* EXERCISE AIM
Exactly the lines from the start of the data below through the line that contains "32.7, 31.6, 31.6, 31.1, 31.1, 31.48]" are to be copied, with pictures left out.

* DATA ENTRIES
○ ○ ○ ○ ○

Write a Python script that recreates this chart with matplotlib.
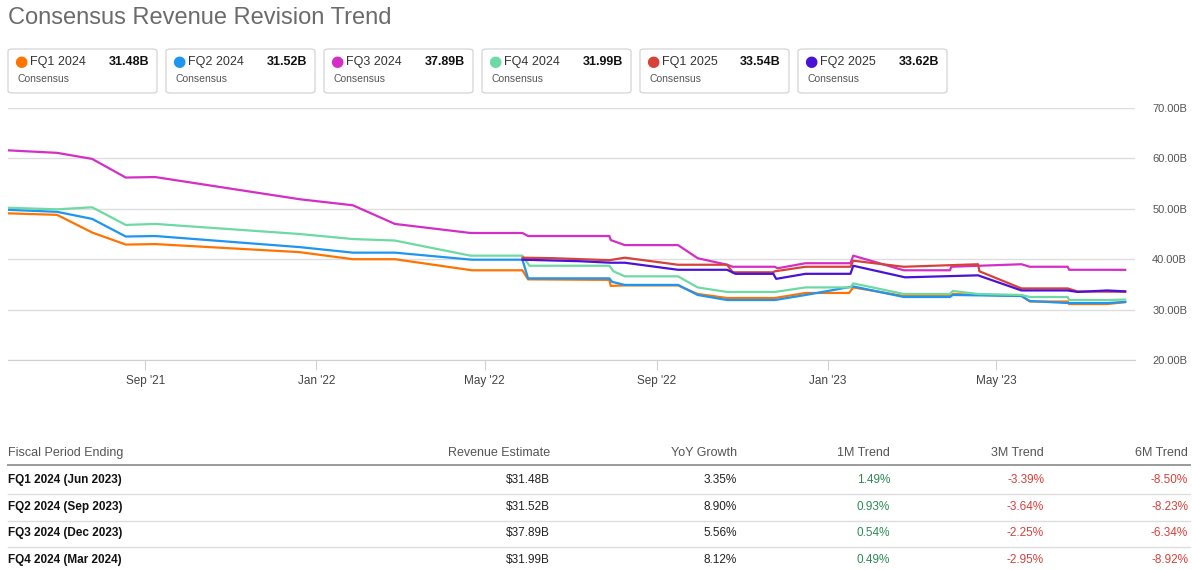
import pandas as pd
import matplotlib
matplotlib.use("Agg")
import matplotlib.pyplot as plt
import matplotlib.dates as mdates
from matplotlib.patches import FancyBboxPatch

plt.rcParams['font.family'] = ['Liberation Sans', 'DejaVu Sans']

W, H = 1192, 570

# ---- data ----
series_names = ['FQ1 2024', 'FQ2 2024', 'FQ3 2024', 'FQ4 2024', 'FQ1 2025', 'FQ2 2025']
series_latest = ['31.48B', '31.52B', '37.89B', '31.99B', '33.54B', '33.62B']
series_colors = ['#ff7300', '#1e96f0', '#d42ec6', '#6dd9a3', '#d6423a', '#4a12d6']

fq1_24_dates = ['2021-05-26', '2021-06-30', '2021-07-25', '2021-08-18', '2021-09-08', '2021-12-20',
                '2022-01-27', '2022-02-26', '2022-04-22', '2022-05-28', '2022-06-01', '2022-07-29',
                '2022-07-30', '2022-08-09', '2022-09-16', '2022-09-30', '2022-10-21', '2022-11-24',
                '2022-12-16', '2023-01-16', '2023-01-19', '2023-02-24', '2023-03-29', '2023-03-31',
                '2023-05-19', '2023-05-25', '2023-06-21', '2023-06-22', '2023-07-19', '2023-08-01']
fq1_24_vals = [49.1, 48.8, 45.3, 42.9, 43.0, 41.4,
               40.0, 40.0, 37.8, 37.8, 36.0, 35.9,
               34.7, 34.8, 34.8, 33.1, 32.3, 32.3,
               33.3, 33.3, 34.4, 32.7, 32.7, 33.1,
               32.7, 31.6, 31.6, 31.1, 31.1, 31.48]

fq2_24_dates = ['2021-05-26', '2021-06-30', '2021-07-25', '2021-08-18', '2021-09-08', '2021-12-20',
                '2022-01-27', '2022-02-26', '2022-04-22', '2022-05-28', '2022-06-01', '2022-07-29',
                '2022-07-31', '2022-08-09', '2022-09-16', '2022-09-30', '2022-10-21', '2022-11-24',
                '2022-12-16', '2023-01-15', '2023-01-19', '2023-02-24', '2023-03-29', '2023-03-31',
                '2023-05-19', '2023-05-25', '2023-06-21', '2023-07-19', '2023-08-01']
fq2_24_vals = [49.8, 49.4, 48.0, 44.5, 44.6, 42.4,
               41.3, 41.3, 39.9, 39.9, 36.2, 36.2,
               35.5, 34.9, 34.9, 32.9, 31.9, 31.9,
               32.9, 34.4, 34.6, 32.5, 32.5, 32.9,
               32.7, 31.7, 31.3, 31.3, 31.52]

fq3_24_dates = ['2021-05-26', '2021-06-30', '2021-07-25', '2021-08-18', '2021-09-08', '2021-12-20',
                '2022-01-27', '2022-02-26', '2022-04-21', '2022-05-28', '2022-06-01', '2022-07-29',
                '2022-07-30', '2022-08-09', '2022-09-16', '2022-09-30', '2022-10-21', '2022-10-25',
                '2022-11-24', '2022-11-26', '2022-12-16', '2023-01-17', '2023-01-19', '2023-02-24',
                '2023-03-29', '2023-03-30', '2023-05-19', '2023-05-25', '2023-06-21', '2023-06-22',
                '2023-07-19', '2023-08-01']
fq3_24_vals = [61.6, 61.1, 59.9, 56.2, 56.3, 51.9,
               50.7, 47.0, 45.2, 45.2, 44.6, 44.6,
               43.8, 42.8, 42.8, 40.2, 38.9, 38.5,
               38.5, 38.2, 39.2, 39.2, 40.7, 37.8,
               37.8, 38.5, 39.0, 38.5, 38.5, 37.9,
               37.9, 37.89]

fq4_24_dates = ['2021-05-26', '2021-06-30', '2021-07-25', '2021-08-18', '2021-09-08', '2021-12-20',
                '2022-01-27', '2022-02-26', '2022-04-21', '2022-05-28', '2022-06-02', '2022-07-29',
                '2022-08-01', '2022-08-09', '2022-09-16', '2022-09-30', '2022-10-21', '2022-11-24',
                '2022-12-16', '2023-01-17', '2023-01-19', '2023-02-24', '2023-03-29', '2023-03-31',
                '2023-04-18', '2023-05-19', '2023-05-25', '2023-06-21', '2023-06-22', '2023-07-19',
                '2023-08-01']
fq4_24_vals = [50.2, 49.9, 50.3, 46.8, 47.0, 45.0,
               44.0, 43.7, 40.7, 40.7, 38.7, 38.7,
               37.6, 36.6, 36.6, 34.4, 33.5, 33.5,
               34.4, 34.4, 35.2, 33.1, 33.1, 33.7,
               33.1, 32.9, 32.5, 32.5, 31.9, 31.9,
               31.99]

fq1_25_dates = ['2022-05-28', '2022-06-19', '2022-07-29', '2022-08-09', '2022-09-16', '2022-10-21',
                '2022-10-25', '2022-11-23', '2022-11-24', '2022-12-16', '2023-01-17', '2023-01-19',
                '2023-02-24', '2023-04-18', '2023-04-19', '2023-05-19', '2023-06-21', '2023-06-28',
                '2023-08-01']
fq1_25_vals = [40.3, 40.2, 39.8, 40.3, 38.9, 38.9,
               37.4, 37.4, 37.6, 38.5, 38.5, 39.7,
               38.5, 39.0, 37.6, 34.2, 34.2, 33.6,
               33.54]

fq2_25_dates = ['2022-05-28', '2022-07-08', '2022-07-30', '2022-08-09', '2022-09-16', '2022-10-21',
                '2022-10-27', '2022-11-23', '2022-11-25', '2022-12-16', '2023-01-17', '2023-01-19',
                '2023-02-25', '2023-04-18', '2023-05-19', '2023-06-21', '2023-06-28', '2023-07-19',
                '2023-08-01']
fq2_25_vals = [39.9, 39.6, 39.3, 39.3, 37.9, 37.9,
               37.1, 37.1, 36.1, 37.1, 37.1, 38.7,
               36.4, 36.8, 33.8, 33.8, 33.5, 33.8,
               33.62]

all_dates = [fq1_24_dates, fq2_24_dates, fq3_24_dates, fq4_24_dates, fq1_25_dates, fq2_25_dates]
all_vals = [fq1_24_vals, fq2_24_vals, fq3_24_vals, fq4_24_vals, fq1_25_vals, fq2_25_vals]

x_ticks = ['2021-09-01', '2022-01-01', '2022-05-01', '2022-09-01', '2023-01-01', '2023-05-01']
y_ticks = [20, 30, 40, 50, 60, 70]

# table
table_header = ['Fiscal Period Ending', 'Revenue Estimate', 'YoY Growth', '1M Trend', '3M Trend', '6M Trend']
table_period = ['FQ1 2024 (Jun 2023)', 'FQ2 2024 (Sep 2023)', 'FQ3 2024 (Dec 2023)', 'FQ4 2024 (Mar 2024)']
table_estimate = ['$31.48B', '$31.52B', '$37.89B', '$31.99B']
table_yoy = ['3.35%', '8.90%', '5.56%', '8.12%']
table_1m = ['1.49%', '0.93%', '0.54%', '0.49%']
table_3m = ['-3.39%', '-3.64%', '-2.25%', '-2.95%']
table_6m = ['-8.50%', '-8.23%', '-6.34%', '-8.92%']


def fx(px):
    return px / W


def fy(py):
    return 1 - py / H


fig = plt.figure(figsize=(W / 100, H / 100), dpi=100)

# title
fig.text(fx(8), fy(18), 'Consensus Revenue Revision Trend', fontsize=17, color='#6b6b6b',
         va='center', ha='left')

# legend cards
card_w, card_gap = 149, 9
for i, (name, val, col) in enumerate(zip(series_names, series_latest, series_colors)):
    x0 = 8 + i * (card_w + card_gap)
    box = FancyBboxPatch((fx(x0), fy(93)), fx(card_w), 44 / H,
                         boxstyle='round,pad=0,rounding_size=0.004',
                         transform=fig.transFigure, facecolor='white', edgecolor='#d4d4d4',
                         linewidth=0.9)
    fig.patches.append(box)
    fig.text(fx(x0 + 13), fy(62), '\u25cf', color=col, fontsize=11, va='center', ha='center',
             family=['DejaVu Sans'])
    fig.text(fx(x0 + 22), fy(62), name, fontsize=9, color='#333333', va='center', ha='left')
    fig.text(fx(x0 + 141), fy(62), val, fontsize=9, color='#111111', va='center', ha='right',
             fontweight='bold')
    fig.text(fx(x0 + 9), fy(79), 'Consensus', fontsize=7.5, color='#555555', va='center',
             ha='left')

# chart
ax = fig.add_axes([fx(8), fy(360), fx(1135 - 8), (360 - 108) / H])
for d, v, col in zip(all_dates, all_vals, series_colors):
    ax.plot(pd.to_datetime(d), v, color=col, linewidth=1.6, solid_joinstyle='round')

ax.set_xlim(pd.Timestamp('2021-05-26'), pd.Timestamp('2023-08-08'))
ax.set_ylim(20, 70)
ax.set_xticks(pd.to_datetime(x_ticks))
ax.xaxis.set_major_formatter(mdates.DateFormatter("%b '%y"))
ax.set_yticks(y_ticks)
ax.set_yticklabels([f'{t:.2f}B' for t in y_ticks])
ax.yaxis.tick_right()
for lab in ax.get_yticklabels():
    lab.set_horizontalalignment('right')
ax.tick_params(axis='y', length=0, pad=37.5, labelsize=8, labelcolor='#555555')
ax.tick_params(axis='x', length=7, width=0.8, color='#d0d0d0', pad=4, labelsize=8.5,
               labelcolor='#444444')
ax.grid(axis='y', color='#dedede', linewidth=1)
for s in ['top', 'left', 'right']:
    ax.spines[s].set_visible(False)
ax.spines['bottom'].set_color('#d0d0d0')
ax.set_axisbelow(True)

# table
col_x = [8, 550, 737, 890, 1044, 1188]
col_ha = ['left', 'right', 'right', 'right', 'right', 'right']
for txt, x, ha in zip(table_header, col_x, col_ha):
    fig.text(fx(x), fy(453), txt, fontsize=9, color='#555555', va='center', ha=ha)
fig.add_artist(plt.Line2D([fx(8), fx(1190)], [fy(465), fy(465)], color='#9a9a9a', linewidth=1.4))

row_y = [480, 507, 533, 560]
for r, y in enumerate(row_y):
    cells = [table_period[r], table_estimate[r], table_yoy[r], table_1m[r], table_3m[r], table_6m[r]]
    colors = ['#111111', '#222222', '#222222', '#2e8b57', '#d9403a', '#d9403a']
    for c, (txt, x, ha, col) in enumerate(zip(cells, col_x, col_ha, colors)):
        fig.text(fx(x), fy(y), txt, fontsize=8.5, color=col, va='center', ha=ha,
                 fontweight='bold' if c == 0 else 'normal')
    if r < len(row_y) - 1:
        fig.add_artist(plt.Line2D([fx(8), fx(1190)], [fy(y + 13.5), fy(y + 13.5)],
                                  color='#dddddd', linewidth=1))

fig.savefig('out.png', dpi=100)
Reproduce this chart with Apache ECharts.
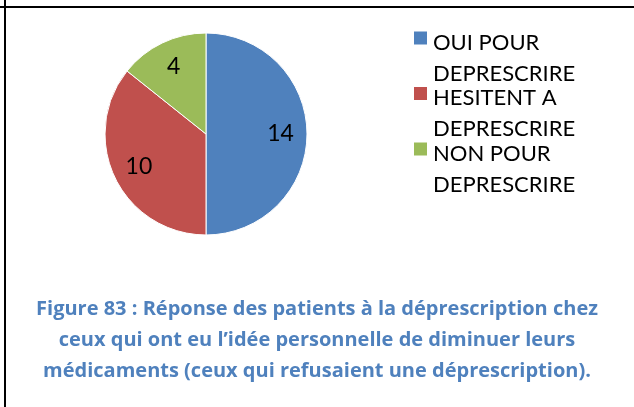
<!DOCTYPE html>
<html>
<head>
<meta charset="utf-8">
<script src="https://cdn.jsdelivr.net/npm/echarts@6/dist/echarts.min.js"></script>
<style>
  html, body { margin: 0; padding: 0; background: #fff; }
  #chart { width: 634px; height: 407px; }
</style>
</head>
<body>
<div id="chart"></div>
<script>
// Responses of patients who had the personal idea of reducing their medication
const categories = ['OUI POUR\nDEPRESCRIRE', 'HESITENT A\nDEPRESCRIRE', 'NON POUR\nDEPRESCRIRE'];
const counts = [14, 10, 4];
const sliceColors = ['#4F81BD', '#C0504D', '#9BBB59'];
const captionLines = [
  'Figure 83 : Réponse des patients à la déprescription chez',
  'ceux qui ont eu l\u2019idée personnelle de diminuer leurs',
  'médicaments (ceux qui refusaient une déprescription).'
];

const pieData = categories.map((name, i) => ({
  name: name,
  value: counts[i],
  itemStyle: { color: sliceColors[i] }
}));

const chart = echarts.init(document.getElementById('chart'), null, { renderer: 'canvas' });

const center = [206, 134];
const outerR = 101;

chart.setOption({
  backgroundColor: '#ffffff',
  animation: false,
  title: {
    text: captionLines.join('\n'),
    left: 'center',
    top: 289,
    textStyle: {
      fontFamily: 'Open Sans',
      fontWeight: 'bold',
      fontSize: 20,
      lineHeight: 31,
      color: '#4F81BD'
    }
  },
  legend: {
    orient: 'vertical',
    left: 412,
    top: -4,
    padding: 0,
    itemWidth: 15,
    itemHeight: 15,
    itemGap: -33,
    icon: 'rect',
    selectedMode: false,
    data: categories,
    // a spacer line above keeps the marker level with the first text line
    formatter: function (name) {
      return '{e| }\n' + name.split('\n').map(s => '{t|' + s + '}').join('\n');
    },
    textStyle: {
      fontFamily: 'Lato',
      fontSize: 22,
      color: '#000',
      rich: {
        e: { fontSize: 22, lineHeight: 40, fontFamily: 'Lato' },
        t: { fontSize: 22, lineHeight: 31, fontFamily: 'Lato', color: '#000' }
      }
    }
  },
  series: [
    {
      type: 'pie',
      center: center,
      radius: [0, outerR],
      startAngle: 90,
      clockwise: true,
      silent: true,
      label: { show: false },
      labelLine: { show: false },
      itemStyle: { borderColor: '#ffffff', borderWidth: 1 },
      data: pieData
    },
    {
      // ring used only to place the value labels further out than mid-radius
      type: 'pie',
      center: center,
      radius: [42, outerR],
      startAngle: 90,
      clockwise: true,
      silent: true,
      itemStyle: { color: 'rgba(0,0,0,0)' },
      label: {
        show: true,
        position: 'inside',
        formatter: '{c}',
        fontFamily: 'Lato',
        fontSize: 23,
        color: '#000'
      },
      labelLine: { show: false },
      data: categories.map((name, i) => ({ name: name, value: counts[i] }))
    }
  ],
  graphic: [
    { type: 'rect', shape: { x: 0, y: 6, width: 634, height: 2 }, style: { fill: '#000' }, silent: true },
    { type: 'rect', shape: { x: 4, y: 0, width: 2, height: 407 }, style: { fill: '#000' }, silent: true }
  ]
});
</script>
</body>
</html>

○ ○ ○ ○ ○

* RESULT OF THIS EXERCISE
Write a Python script that recreates this chart with matplotlib.
import pandas as pd
import matplotlib
matplotlib.use("Agg")
import matplotlib.pyplot as plt
import matplotlib.dates as mdates
from matplotlib.patches import FancyBboxPatch

plt.rcParams['font.family'] = ['Liberation Sans', 'DejaVu Sans']

W, H = 1192, 570

# ---- data ----
series_names = ['FQ1 2024', 'FQ2 2024', 'FQ3 2024', 'FQ4 2024', 'FQ1 2025', 'FQ2 2025']
series_latest = ['31.48B', '31.52B', '37.89B', '31.99B', '33.54B', '33.62B']
series_colors = ['#ff7300', '#1e96f0', '#d42ec6', '#6dd9a3', '#d6423a', '#4a12d6']

fq1_24_dates = ['2021-05-26', '2021-06-30', '2021-07-25', '2021-08-18', '2021-09-08', '2021-12-20',
                '2022-01-27', '2022-02-26', '2022-04-22', '2022-05-28', '2022-06-01', '2022-07-29',
                '2022-07-30', '2022-08-09', '2022-09-16', '2022-09-30', '2022-10-21', '2022-11-24',
                '2022-12-16', '2023-01-16', '2023-01-19', '2023-02-24', '2023-03-29', '2023-03-31',
                '2023-05-19', '2023-05-25', '2023-06-21', '2023-06-22', '2023-07-19', '2023-08-01']
fq1_24_vals = [49.1, 48.8, 45.3, 42.9, 43.0, 41.4,
               40.0, 40.0, 37.8, 37.8, 36.0, 35.9,
               34.7, 34.8, 34.8, 33.1, 32.3, 32.3,
               33.3, 33.3, 34.4, 32.7, 32.7, 33.1,
               32.7, 31.6, 31.6, 31.1, 31.1, 31.48]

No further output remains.